Using the data below, return word for word every line from the one holding "Rebuild this chart" down to the one holding "-0.57, -0.99, -1.03]". Leave pictures out.

--- start of Dataset content ---

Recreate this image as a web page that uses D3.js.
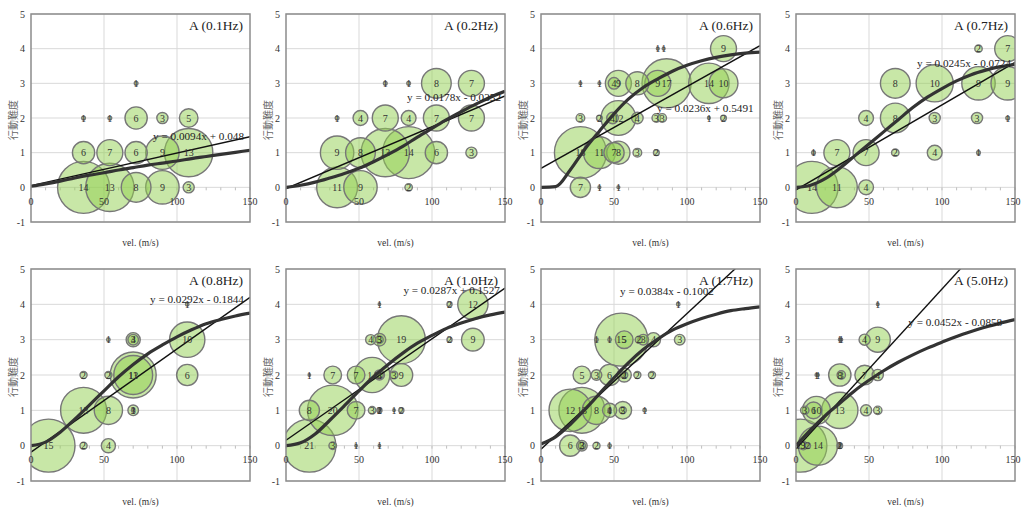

--- end of Dataset content ---
--- start of Dataset content ---

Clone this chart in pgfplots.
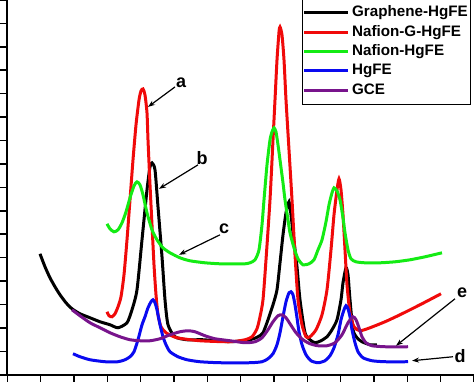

--- end of Dataset content ---
--- start of Dataset content ---

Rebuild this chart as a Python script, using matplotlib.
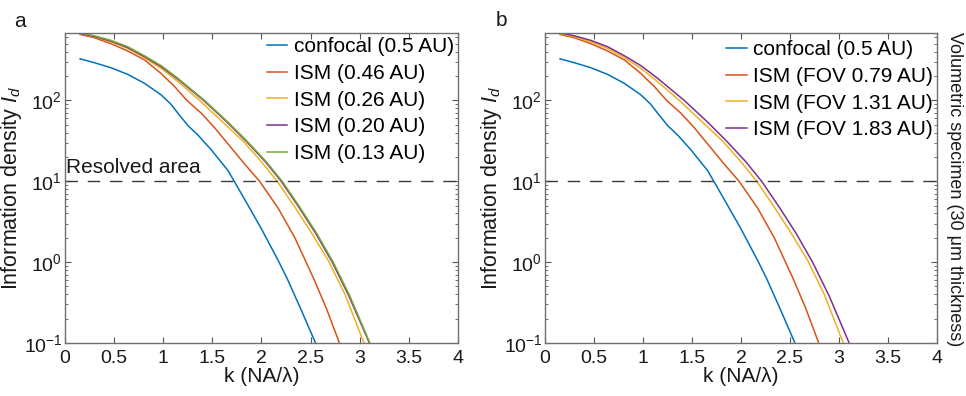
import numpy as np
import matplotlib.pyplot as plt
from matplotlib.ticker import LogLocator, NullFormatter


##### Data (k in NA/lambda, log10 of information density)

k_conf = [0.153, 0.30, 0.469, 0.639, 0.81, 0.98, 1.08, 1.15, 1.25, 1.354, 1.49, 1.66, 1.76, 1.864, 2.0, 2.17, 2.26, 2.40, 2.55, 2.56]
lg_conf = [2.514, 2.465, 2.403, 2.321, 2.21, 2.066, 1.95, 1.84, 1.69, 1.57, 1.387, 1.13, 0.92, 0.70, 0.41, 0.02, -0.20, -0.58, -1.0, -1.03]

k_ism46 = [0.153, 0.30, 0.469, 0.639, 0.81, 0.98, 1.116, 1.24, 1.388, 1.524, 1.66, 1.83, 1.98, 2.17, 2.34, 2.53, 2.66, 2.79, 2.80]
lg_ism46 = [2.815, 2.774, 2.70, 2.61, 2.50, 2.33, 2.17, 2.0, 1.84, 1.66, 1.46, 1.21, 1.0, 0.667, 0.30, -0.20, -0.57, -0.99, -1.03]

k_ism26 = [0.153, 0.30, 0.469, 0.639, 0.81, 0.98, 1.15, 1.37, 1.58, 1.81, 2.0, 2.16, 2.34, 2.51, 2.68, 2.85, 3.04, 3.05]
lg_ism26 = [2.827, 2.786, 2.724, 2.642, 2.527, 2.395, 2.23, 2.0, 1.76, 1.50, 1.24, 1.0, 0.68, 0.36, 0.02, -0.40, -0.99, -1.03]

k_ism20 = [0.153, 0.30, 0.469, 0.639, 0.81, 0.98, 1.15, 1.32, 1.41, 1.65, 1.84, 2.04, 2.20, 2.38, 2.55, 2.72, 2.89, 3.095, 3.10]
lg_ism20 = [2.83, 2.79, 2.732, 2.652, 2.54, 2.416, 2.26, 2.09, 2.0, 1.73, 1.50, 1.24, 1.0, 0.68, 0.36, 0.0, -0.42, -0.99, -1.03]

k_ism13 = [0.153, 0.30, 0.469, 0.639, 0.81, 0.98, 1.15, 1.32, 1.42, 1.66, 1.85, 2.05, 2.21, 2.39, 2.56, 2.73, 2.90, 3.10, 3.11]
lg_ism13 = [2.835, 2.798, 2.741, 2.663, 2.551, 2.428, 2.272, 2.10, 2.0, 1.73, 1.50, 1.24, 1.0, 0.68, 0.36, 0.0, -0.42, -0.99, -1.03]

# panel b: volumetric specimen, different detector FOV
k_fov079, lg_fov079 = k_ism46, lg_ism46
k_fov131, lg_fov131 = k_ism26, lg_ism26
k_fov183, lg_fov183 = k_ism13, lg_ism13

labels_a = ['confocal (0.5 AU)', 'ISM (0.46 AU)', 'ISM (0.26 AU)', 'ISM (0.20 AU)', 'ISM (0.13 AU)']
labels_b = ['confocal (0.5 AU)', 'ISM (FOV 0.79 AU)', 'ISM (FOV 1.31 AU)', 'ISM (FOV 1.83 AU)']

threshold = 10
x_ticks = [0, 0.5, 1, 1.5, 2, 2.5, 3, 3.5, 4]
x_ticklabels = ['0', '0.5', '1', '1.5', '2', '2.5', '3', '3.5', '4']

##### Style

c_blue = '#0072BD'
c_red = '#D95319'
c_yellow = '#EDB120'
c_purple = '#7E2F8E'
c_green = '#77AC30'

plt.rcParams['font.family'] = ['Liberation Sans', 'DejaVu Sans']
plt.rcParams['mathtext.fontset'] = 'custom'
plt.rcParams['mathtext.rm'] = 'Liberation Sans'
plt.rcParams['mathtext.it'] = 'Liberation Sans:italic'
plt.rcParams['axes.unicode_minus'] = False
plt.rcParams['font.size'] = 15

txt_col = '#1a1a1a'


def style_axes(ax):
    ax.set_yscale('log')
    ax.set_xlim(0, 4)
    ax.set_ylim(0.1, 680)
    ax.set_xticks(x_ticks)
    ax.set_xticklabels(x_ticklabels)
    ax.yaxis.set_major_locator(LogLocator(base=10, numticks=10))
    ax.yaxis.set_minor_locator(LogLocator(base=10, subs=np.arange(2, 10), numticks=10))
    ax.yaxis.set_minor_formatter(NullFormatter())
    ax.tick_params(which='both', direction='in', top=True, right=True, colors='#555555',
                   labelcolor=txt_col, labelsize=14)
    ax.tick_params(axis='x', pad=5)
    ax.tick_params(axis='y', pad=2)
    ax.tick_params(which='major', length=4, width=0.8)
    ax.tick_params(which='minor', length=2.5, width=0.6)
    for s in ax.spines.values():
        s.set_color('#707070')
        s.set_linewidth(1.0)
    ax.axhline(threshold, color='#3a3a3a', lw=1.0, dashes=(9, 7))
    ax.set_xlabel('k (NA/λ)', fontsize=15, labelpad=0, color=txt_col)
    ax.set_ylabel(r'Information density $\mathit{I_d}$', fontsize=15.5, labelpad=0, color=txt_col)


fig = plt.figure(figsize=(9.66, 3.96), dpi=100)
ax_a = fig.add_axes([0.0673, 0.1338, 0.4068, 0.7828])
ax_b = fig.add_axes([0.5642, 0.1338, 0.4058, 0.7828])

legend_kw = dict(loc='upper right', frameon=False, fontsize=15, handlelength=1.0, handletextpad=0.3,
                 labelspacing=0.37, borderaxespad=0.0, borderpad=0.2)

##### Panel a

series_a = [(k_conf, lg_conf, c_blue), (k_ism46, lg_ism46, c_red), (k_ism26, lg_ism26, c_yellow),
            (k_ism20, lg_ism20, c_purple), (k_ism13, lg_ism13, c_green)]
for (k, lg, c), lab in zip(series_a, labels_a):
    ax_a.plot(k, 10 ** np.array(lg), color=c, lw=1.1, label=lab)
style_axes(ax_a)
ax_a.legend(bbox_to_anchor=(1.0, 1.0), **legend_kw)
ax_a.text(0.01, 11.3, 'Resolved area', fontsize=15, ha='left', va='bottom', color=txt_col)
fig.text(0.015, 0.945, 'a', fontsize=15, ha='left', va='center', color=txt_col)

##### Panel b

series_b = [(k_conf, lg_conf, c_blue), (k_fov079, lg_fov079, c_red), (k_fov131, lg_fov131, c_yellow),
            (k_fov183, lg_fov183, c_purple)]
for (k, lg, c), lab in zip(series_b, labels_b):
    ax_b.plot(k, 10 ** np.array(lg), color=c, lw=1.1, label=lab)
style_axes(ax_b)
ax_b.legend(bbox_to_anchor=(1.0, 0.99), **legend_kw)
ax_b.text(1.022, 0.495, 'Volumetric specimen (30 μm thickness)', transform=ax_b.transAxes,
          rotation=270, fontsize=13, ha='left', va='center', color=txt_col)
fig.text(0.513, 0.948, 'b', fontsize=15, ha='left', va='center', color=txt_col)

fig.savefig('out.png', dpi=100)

--- end of Dataset content ---

→ Solved problem:
Rebuild this chart as a Python script, using matplotlib.
import numpy as np
import matplotlib.pyplot as plt
from matplotlib.ticker import LogLocator, NullFormatter


##### Data (k in NA/lambda, log10 of information density)

k_conf = [0.153, 0.30, 0.469, 0.639, 0.81, 0.98, 1.08, 1.15, 1.25, 1.354, 1.49, 1.66, 1.76, 1.864, 2.0, 2.17, 2.26, 2.40, 2.55, 2.56]
lg_conf = [2.514, 2.465, 2.403, 2.321, 2.21, 2.066, 1.95, 1.84, 1.69, 1.57, 1.387, 1.13, 0.92, 0.70, 0.41, 0.02, -0.20, -0.58, -1.0, -1.03]

k_ism46 = [0.153, 0.30, 0.469, 0.639, 0.81, 0.98, 1.116, 1.24, 1.388, 1.524, 1.66, 1.83, 1.98, 2.17, 2.34, 2.53, 2.66, 2.79, 2.80]
lg_ism46 = [2.815, 2.774, 2.70, 2.61, 2.50, 2.33, 2.17, 2.0, 1.84, 1.66, 1.46, 1.21, 1.0, 0.667, 0.30, -0.20, -0.57, -0.99, -1.03]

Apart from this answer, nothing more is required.